Figure scripts:
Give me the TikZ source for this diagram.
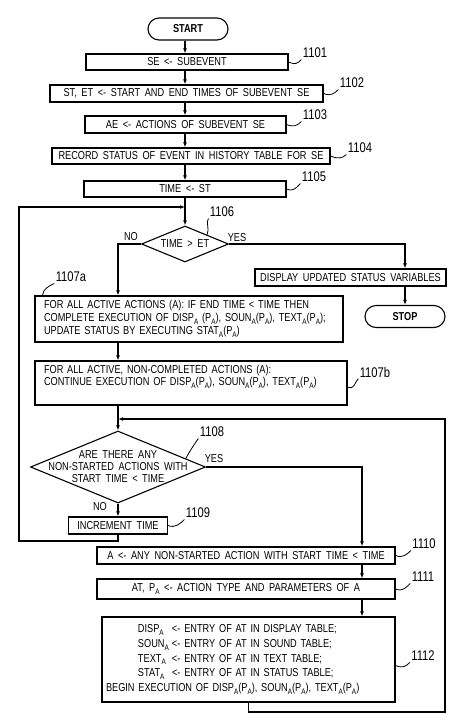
\documentclass[tikz,border=0pt]{standalone}
\usepackage{fontspec}
\setmainfont{Liberation Sans}[FakeStretch=0.8, WordSpace=1.8]
\usetikzlibrary{arrows.meta,shapes.geometric,calc}
\newcommand\ssub[1]{\raisebox{-0.45ex}{\fontsize{8}{8}\selectfont #1}}
\begin{document}
\begin{tikzpicture}[x=1pt,y=-1pt,
  font=\fontsize{11.5}{13}\selectfont,
  line width=1.1pt,
  pbox/.style={draw, rectangle, inner sep=0pt, minimum height=17pt, align=center},
  term/.style={draw, rectangle, rounded corners=11pt, minimum width=80pt, minimum height=22pt, font=\fontsize{11.5}{13}\selectfont\bfseries},
  dia/.style={draw, diamond, inner sep=0pt},
  lbl/.style={font=\fontsize{14}{14}\selectfont, inner sep=1pt},
  arr/.style={-{Latex[length=5pt,width=3.8pt]}},
  sq/.style={line width=0.8pt}]
\useasboundingbox (0,0) rectangle (474,721);
\coordinate (col) at (185,0);
\coordinate (col2) at (118,0);
\coordinate (col3) at (405,0);
\coordinate (col4) at (362,0);
% top column
\node[term] (start) at (188,29) {START};
\node[pbox, minimum width=202pt, minimum height=16pt] (b1101) at (187,62) {SE <- SUBEVENT};
\node[pbox, minimum width=273pt] (b1102) at (186.5,93.5) {ST, ET <- START AND END TIMES OF SUBEVENT SE};
\node[pbox, minimum width=201pt] (b1103) at (185.5,124.5) {AE <- ACTIONS OF SUBEVENT SE};
\node[pbox, minimum width=278pt, minimum height=16pt] (b1104) at (191,156) {RECORD STATUS OF EVENT IN HISTORY TABLE FOR SE};
\node[pbox, minimum width=202pt, minimum height=16pt] (b1105) at (185,189) {TIME <- ST};
\node[dia, minimum width=87pt, minimum height=36pt, label={center:TIME > ET}] (d1106) at (185,244) {};
\node[pbox, minimum width=191pt] (disp) at (350.5,277.5) {DISPLAY UPDATED STATUS VARIABLES};
\node[term] (stop) at (405,316.5) {STOP};
\node[pbox, minimum width=308pt, minimum height=46pt, text width=290pt, inner xsep=9pt, align=left] (b1107a) at (189,319)
 {FOR ALL ACTIVE ACTIONS (A): IF END TIME < TIME THEN\\
  COMPLETE EXECUTION OF DISP\ssub{A} (P\ssub{A}), SOUN\ssub{A}(P\ssub{A}), TEXT\ssub{A}(P\ssub{A});\\
  UPDATE STATUS BY EXECUTING STAT\ssub{A}(P\ssub{A})};
\node[pbox, minimum width=312pt, minimum height=44pt, text width=294pt, inner xsep=9pt, align=left, font=\fontsize{11.5}{11.5}\selectfont] (b1107b) at (191,383)
 {FOR ALL ACTIVE, NON-COMPLETED ACTIONS (A):\\
  CONTINUE EXECUTION OF DISP\ssub{A}(P\ssub{A}), SOUN\ssub{A}(P\ssub{A}), TEXT\ssub{A}(P\ssub{A})\\ \strut};
\node[dia, minimum width=175pt, minimum height=72pt,
  label={[align=center, font=\fontsize{11.5}{12}\selectfont]center:ARE THERE ANY\\NON-STARTED ACTIONS WITH\\START TIME < TIME}] (d1108) at (118,467) {};
\node[pbox, minimum width=99pt] (inc) at (118,525.5) {INCREMENT TIME};
\node[pbox, minimum width=298pt] (b1110) at (246,555.5) {A <- ANY NON-STARTED ACTION WITH START TIME < TIME};
\node[pbox, minimum width=298pt, minimum height=20pt] (b1111) at (246,589) {AT, P\ssub{A} <- ACTION TYPE AND PARAMETERS OF A};
\node[pbox, minimum width=293pt, minimum height=85pt, text width=285pt, inner xsep=4pt, align=left, font=\fontsize{11.5}{14.6}\selectfont] (b1112) at (248.5,659.5)
 {\hspace*{32pt}\makebox[34pt][l]{DISP\ssub{A}}<- ENTRY OF AT IN DISPLAY TABLE;\\
  \hspace*{32pt}\makebox[34pt][l]{SOUN\ssub{A}}<- ENTRY OF AT IN SOUND TABLE;\\
  \hspace*{32pt}\makebox[34pt][l]{TEXT\ssub{A}}<- ENTRY OF AT IN TEXT TABLE;\\
  \hspace*{32pt}\makebox[34pt][l]{STAT\ssub{A}}<- ENTRY OF AT IN STATUS TABLE;\\
  BEGIN EXECUTION OF DISP\ssub{A}(P\ssub{A}), SOUN\ssub{A}(P\ssub{A}), TEXT\ssub{A}(P\ssub{A})};
% branch labels
\node (no1) at (131,237) {NO};
\node (yes1) at (237,238) {YES};
\node (yes2) at (214,459) {YES};
\node (no2) at (100,507) {NO};
% reference numerals
\node[lbl] (l1101) at (315,53) {1101};
\node[lbl] (l1102) at (352,83) {1102};
\node[lbl] (l1103) at (315,115) {1103};
\node[lbl] (l1104) at (360,148) {1104};
\node[lbl] (l1105) at (314,177) {1105};
\node[lbl] (l1106) at (222,212) {1106};
\node[lbl] (l1107a) at (71,277) {1107a};
\node[lbl] (l1107b) at (375,372) {1107b};
\node[lbl] (l1108) at (212,432) {1108};
\node[lbl] (l1109) at (198,513) {1109};
\node[lbl] (l1110) at (424,544) {1110};
\node[lbl] (l1111) at (423,577) {1111};
\node[lbl] (l1112) at (423,656) {1112};
% coordinates for loops
\coordinate (lbot) at (19,541);
\coordinate (ltop) at (19,207);
\coordinate (rbot) at (445,712);
\coordinate (rtop) at (445,419);
% main connectors
\draw[arr] (start.south -| col) -- (b1101.north -| col);
\draw[arr] (b1101.south -| col) -- (b1102.north -| col);
\draw[arr] (b1102.south -| col) -- (b1103.north -| col);
\draw[arr] (b1103.south -| col) -- (b1104.north -| col);
\draw[arr] (b1104.south -| col) -- (b1105.north -| col);
\draw[arr] (b1105.south -| col) -- (d1106.north);
\draw[arr] (d1106.west) -| (b1107a.north -| col2);
\draw[arr] (d1106.east) -| (disp.north -| col3);
\draw[arr] (disp.south -| col3) -- (stop.north);
\draw[arr] (b1107a.south -| col2) -- (b1107b.north -| col2);
\draw[arr] (b1107b.south -| col2) -- (d1108.north);
\draw[arr] (d1108.south) -- (inc.north);
\draw[arr] (d1108.east) -| (b1110.north -| col4);
\draw[arr] (b1110.south -| col4) -- (b1111.north -| col4);
\draw[arr] (b1111.south -| col4) -- (b1112.north -| col4);
\draw[arr] (inc.south) -- (inc.south |- lbot) -- (lbot) -- (ltop) -- (col |- ltop);
\draw[arr] (b1112.south) -- (b1112.south |- rbot) -- (rbot) -- (rtop) -- (col2 |- rtop);
% leader squiggles
\draw[sq] (b1101.east) .. controls +(7,3) and +(-4,4) .. (l1101.south west);
\draw[sq] (b1102.east) .. controls +(7,3) and +(-4,4) .. (l1102.south west);
\draw[sq] (b1103.east) .. controls +(7,3) and +(-4,4) .. (l1103.south west);
\draw[sq] (b1104.east) .. controls +(7,3) and +(-4,4) .. (l1104.south west);
\draw[sq] (b1105.east) .. controls +(7,3) and +(-4,4) .. (l1105.south west);
\draw[sq] (d1106.north east) .. controls +(3,-6) and +(-3,4) .. (l1106.south west);
\draw[sq] ([xshift=8pt]b1107a.north west) .. controls +(1,-7) and +(-6,3) .. (l1107a.south west);
\draw[sq] ([yshift=-4pt]b1107b.east) .. controls +(7,3) and +(-4,4) .. (l1107b.south west);
\draw[sq] ($(d1108.north)!0.77!(d1108.east)$) .. controls +(3,-6) and +(-3,4) .. (l1108.south west);
\draw[sq] (inc.east) .. controls +(7,3) and +(-4,4) .. (l1109.south west);
\draw[sq] (b1110.east) .. controls +(7,3) and +(-4,4) .. (l1110.south west);
\draw[sq] (b1111.east) .. controls +(7,3) and +(-4,4) .. (l1111.south west);
\draw[sq] ([yshift=-6pt]b1112.east) .. controls +(7,3) and +(-4,4) .. (l1112.south west);
\end{tikzpicture}
\end{document}
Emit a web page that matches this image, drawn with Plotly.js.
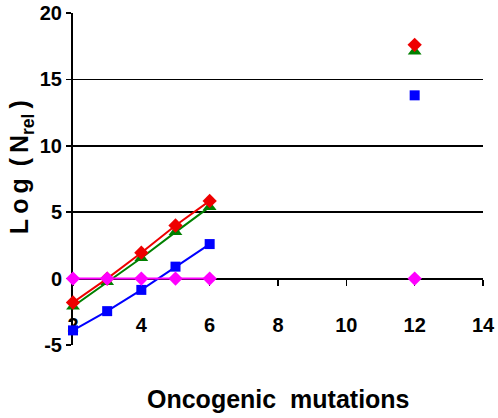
<!DOCTYPE html>
<html>
<head>
<meta charset="utf-8">
<script src="https://cdn.plot.ly/plotly-3.0.1.min.js"></script>
<style>html,body{margin:0;padding:0;background:#fff;}#chart{width:498px;height:418px;}</style>
</head>
<body>
<div id="chart"></div>
<script>
// Data (gap between 6 and 12 breaks the line)
const mutations = [2, 3, 4, 5, 6, null, 12];
const redSeries = [-1.8, 0.0, 1.95, 4.0, 5.85, null, 17.6];
const greenSeries = [-2.1, -0.25, 1.55, 3.5, 5.4, null, 17.1];
const blueSeries = [-3.9, -2.45, -0.85, 0.9, 2.6, null, 13.8];
const magentaSeries = [0, 0, 0, 0, 0, null, 0];
const xTicks = [2, 4, 6, 8, 10, 12, 14];
const yTicks = [-5, 0, 5, 10, 15, 20];
const gridTicks = [5, 10, 15];

function series(y, color, symbol, size) {
  return {
    x: mutations, y: y, type: 'scatter', mode: 'lines+markers',
    connectgaps: false, cliponaxis: false,
    line: {color: color, width: 2},
    marker: {color: color, symbol: symbol, size: size},
    hoverinfo: 'skip', showlegend: false
  };
}

const data = [
  series(blueSeries, '#0000ff', 'square', 10),
  series(greenSeries, '#008000', 'triangle-up', 12),
  series(redSeries, '#ee0000', 'diamond', 11),
  series(magentaSeries, '#ff00ff', 'diamond', 11)
];
// invisible trace to activate the grid-only overlay axis
data.push({x: [2], y: [0], yaxis: 'y2', mode: 'markers', marker: {opacity: 0}, hoverinfo: 'skip', showlegend: false});

const fam = '"Liberation Sans", Arial, sans-serif';
const tickFont = {family: fam, size: 20, color: '#000', weight: 'bold'};
const bold = v => '<b>' + v + '</b>';

const layout = {
  width: 498, height: 418,
  margin: {l: 73, r: 15, t: 13, b: 73},
  paper_bgcolor: '#fff', plot_bgcolor: '#fff',
  font: {family: fam, color: '#000'},
  xaxis: {
    range: [2, 14], tickvals: xTicks, ticktext: xTicks.map(bold),
    anchor: 'free', position: 0.2, layer: 'below traces',
    showline: true, linecolor: '#000', linewidth: 2,
    ticks: 'outside', ticklen: 6, tickwidth: 1.5, tickcolor: '#000',
    ticklabelstandoff: 22,
    showgrid: false, zeroline: false, tickfont: tickFont
  },
  yaxis: {
    range: [-5, 20], tickvals: yTicks, ticktext: yTicks.map(bold),
    showline: true, linecolor: '#000', linewidth: 2, layer: 'below traces',
    ticks: 'outside', ticklen: 5, tickwidth: 1.5, tickcolor: '#000',
    showgrid: false, zeroline: false, tickfont: tickFont
  },
  yaxis2: {
    range: [-5, 20], overlaying: 'y', tickvals: gridTicks, layer: 'below traces',
    showticklabels: false, ticks: '', showgrid: true, gridcolor: '#000', gridwidth: 1.5,
    zeroline: false, showline: false
  },
  annotations: [{
    text: '<b>Oncogenic  mutations</b>', xref: 'paper', yref: 'paper',
    x: 0.5, y: -0.115, xanchor: 'center', yanchor: 'top', showarrow: false,
    font: {family: fam, size: 25, color: '#000'}
  }, {
    text: '<b>L\u2009o\u2009g\u2009 (\u2009N<sub>rel</sub>\u2009)</b>', xref: 'paper', yref: 'paper',
    x: -0.125, y: 0.535, xanchor: 'center', yanchor: 'middle', textangle: -90, showarrow: false,
    font: {family: fam, size: 25, color: '#000'}
  }]
};

Plotly.newPlot('chart', data, layout, {displayModeBar: false, staticPlot: true});
</script>
</body>
</html>
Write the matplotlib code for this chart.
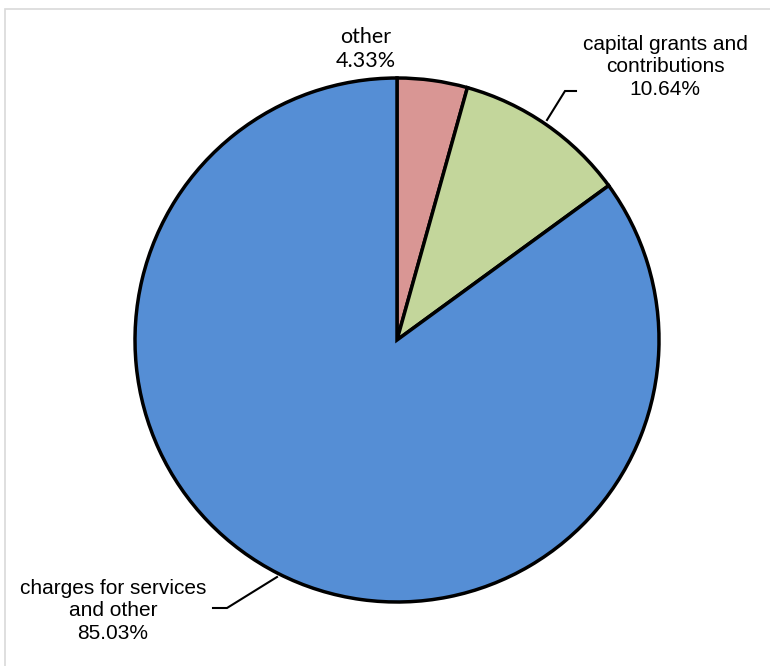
import matplotlib
matplotlib.use("Agg")
import matplotlib.pyplot as plt
from matplotlib.patches import Rectangle

# data
labels = ["other", "capital grants and\ncontributions", "charges for services\nand other"]
shares = [4.33, 10.64, 85.03]
colors = ["#D99694", "#C3D69B", "#558ED5"]


def main():
    W, H = 770, 666
    fig = plt.figure(figsize=(W / 100, H / 100), dpi=100)
    ax = fig.add_axes([0, 0, 1, 1])

    # light grey chart-area border (runs off the right/bottom edges)
    fig.patches.append(Rectangle((5 / W, -0.1), 1.2, 1 - 9 / H + 0.1,
                                 transform=fig.transFigure, fill=False,
                                 edgecolor="#D9D9D9", linewidth=1.2))

    cx, cy, r = 397, H - 340, 262
    ax.pie(shares, colors=colors, startangle=90, counterclock=False,
           center=(cx, cy), radius=r,
           wedgeprops=dict(edgecolor="black", linewidth=2.5))
    ax.set_xlim(0, W)
    ax.set_ylim(0, H)
    ax.set_aspect("equal")
    ax.axis("off")

    fs = 15
    ax.text(366, H - 49, f"{labels[0]}\n{shares[0]:.2f}%", ha="center", va="center",
            fontsize=15.5, family=["Lato", "DejaVu Sans"], linespacing=1.3)
    ax.text(665, H - 67, f"{labels[1]}\n{shares[1]:.2f}%", ha="center", va="center",
            fontsize=fs, family=["Liberation Sans", "DejaVu Sans"], linespacing=1.25)
    ax.text(113, H - 611, f"{labels[2]}\n{shares[2]:.2f}%", ha="center", va="center",
            fontsize=fs, family=["Liberation Sans", "DejaVu Sans"], linespacing=1.25)

    # leader lines
    ax.plot([547, 565, 576], [H - 120, H - 91, H - 91], color="black", lw=1.5,
            solid_joinstyle="miter")
    ax.plot([213, 227, 277], [H - 608, H - 608, H - 577], color="black", lw=1.5,
            solid_joinstyle="miter")

    fig.savefig("out.png", dpi=100)


if __name__ == "__main__":
    main()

Task objective: Your task is to reproduce only the lines from the one with "Emit a web page" through the one with "const gridTicks = [5, 10, 15];", keeping both ends. Skip every picture.

Exercise response:
Emit a web page that matches this image, drawn with Plotly.js.
<!DOCTYPE html>
<html>
<head>
<meta charset="utf-8">
<script src="https://cdn.plot.ly/plotly-3.0.1.min.js"></script>
<style>html,body{margin:0;padding:0;background:#fff;}#chart{width:498px;height:418px;}</style>
</head>
<body>
<div id="chart"></div>
<script>
// Data (gap between 6 and 12 breaks the line)
const mutations = [2, 3, 4, 5, 6, null, 12];
const redSeries = [-1.8, 0.0, 1.95, 4.0, 5.85, null, 17.6];
const greenSeries = [-2.1, -0.25, 1.55, 3.5, 5.4, null, 17.1];
const blueSeries = [-3.9, -2.45, -0.85, 0.9, 2.6, null, 13.8];
const magentaSeries = [0, 0, 0, 0, 0, null, 0];
const xTicks = [2, 4, 6, 8, 10, 12, 14];
const yTicks = [-5, 0, 5, 10, 15, 20];
const gridTicks = [5, 10, 15];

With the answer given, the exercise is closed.